### ENTRIES

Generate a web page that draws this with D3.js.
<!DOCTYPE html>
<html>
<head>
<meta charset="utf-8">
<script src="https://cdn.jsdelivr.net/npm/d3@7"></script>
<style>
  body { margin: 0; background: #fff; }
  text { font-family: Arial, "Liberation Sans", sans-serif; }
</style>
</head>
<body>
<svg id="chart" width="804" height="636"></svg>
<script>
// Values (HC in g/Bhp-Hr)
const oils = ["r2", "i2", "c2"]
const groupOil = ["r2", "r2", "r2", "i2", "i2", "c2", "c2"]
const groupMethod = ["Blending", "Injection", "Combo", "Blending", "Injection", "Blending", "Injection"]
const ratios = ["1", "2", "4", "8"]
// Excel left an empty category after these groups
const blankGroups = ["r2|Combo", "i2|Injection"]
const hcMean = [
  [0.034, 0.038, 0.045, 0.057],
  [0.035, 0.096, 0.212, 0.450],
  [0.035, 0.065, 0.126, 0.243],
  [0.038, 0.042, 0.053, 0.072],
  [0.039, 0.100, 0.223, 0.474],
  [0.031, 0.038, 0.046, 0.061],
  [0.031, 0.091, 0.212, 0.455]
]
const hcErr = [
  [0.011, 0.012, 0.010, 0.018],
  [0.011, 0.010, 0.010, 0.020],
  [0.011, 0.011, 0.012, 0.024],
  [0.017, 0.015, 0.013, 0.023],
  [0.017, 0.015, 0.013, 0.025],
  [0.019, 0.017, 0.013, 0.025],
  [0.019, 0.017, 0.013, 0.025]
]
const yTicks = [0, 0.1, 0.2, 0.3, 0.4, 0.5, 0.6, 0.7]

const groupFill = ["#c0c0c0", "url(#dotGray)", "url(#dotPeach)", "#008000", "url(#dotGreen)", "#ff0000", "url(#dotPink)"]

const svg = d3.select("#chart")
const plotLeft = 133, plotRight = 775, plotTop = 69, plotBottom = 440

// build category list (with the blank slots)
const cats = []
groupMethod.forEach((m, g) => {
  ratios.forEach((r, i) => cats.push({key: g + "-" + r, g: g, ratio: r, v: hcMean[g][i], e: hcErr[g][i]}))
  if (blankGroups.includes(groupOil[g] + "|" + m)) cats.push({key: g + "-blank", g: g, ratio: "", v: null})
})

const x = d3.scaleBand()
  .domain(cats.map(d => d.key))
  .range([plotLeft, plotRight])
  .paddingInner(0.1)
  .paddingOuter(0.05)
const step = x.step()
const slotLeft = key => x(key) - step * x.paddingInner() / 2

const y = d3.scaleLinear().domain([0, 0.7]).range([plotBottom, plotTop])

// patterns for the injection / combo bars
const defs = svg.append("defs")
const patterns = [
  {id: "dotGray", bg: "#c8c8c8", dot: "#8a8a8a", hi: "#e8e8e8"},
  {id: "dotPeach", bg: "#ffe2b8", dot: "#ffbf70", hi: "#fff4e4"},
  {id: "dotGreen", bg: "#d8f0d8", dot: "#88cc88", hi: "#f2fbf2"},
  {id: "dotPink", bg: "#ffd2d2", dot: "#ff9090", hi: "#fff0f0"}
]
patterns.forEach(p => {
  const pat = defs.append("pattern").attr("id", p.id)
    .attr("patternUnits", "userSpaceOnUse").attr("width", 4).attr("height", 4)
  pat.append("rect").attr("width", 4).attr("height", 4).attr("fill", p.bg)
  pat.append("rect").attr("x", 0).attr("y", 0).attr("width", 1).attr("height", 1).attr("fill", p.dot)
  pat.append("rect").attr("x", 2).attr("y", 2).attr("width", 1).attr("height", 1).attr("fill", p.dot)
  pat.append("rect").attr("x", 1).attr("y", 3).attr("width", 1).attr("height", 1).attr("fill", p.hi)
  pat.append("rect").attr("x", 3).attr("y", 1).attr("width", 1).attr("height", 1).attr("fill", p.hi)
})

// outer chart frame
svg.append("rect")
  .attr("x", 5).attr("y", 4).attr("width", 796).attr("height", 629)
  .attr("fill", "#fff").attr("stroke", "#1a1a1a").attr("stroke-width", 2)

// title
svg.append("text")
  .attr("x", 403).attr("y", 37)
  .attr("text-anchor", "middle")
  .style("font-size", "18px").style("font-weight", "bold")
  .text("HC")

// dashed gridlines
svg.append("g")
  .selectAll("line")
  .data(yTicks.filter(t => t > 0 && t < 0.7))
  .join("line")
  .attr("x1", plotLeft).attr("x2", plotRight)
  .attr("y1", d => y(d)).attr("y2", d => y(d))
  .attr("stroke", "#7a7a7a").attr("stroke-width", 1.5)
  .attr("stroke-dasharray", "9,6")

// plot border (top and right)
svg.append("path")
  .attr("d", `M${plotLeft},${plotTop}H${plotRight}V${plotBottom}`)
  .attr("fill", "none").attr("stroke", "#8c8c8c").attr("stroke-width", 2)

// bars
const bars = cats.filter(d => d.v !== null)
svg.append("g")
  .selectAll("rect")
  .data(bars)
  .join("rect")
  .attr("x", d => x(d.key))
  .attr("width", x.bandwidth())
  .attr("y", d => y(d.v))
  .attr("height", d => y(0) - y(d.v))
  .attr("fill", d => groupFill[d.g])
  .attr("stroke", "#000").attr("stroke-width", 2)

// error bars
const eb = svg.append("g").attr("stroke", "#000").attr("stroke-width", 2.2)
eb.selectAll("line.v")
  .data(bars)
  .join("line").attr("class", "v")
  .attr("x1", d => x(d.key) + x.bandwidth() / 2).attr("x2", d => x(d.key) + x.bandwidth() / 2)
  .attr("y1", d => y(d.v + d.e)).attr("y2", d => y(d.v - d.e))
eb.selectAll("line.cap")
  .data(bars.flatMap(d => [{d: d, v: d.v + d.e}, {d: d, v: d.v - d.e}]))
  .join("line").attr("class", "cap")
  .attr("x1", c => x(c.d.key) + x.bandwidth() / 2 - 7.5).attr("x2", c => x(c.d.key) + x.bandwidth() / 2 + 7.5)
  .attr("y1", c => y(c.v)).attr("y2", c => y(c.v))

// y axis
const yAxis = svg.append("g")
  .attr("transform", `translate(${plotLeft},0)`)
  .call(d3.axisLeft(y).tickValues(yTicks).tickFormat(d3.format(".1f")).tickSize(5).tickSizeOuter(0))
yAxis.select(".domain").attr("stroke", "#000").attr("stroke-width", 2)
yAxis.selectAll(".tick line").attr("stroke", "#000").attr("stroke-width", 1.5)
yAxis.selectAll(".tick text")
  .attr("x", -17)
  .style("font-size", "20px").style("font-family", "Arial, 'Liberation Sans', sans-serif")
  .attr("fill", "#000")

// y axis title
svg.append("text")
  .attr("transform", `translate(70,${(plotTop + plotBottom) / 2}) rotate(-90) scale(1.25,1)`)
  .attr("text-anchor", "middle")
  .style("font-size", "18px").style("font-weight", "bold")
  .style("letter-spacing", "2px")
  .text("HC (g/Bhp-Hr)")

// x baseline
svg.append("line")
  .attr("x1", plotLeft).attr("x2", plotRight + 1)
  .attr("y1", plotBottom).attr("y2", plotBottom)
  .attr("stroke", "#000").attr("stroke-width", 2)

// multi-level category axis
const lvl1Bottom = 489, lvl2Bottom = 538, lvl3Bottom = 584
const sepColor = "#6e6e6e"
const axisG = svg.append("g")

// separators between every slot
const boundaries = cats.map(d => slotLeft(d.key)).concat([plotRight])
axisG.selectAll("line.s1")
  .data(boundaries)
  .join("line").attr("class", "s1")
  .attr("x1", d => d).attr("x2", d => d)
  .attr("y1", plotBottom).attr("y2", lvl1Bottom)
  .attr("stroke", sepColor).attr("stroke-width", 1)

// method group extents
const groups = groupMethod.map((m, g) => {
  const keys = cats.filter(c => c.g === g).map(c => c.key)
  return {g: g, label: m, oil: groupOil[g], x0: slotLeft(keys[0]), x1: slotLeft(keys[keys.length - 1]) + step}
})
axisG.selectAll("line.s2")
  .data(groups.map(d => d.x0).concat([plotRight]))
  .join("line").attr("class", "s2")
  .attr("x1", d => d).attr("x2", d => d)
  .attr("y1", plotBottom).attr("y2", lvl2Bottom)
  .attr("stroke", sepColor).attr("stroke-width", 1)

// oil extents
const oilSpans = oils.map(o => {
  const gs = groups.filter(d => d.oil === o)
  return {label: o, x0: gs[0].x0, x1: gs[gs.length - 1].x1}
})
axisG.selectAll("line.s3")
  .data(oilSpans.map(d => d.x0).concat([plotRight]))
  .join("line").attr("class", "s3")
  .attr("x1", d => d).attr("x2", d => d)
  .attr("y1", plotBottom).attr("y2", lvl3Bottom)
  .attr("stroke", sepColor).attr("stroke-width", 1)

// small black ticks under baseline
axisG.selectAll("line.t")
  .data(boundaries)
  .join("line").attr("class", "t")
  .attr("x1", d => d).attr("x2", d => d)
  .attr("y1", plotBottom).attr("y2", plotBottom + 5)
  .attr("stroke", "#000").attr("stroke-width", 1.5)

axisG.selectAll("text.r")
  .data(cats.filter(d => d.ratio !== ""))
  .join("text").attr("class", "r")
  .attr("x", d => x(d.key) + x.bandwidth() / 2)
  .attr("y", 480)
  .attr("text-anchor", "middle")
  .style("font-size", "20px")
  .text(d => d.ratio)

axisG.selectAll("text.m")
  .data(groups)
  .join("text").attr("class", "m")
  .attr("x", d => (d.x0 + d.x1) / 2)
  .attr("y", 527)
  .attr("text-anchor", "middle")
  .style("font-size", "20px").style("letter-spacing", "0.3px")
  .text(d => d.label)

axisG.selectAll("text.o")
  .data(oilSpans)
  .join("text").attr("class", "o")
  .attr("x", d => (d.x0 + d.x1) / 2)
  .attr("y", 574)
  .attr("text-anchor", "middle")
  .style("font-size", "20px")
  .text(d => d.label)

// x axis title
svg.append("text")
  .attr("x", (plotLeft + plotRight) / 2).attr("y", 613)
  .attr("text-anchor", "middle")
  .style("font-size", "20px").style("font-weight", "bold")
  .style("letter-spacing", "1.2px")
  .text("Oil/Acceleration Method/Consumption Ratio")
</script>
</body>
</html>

######
### ENTRIES

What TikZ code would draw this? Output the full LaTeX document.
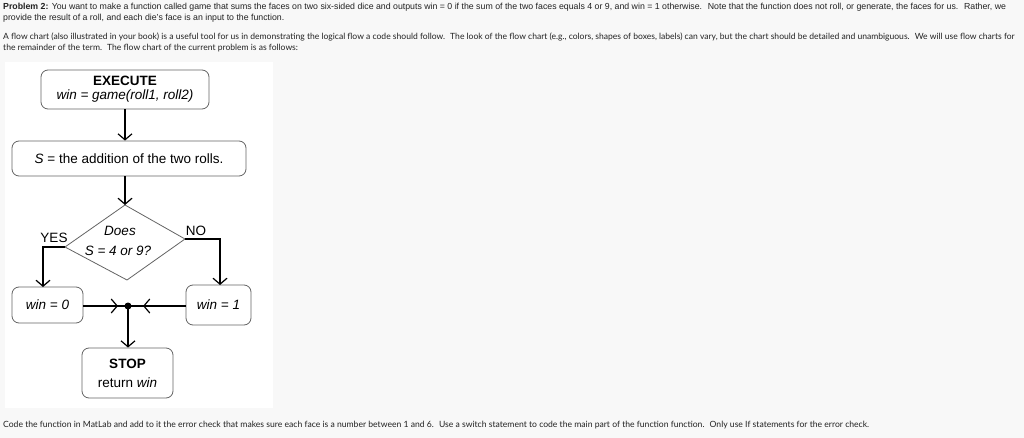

######

# EXERCISE DIRECTIONS
In the listing above, find the line with "Generate a web" and the line with "const plotLeft = 133, plotRight", then print exactly those lines and every line between them.

# ANSWER TO THE EXERCISE
Generate a web page that draws this with D3.js.
<!DOCTYPE html>
<html>
<head>
<meta charset="utf-8">
<script src="https://cdn.jsdelivr.net/npm/d3@7"></script>
<style>
  body { margin: 0; background: #fff; }
  text { font-family: Arial, "Liberation Sans", sans-serif; }
</style>
</head>
<body>
<svg id="chart" width="804" height="636"></svg>
<script>
// Values (HC in g/Bhp-Hr)
const oils = ["r2", "i2", "c2"]
const groupOil = ["r2", "r2", "r2", "i2", "i2", "c2", "c2"]
const groupMethod = ["Blending", "Injection", "Combo", "Blending", "Injection", "Blending", "Injection"]
const ratios = ["1", "2", "4", "8"]
// Excel left an empty category after these groups
const blankGroups = ["r2|Combo", "i2|Injection"]
const hcMean = [
  [0.034, 0.038, 0.045, 0.057],
  [0.035, 0.096, 0.212, 0.450],
  [0.035, 0.065, 0.126, 0.243],
  [0.038, 0.042, 0.053, 0.072],
  [0.039, 0.100, 0.223, 0.474],
  [0.031, 0.038, 0.046, 0.061],
  [0.031, 0.091, 0.212, 0.455]
]
const hcErr = [
  [0.011, 0.012, 0.010, 0.018],
  [0.011, 0.010, 0.010, 0.020],
  [0.011, 0.011, 0.012, 0.024],
  [0.017, 0.015, 0.013, 0.023],
  [0.017, 0.015, 0.013, 0.025],
  [0.019, 0.017, 0.013, 0.025],
  [0.019, 0.017, 0.013, 0.025]
]
const yTicks = [0, 0.1, 0.2, 0.3, 0.4, 0.5, 0.6, 0.7]

const groupFill = ["#c0c0c0", "url(#dotGray)", "url(#dotPeach)", "#008000", "url(#dotGreen)", "#ff0000", "url(#dotPink)"]

const svg = d3.select("#chart")
const plotLeft = 133, plotRight = 775, plotTop = 69, plotBottom = 440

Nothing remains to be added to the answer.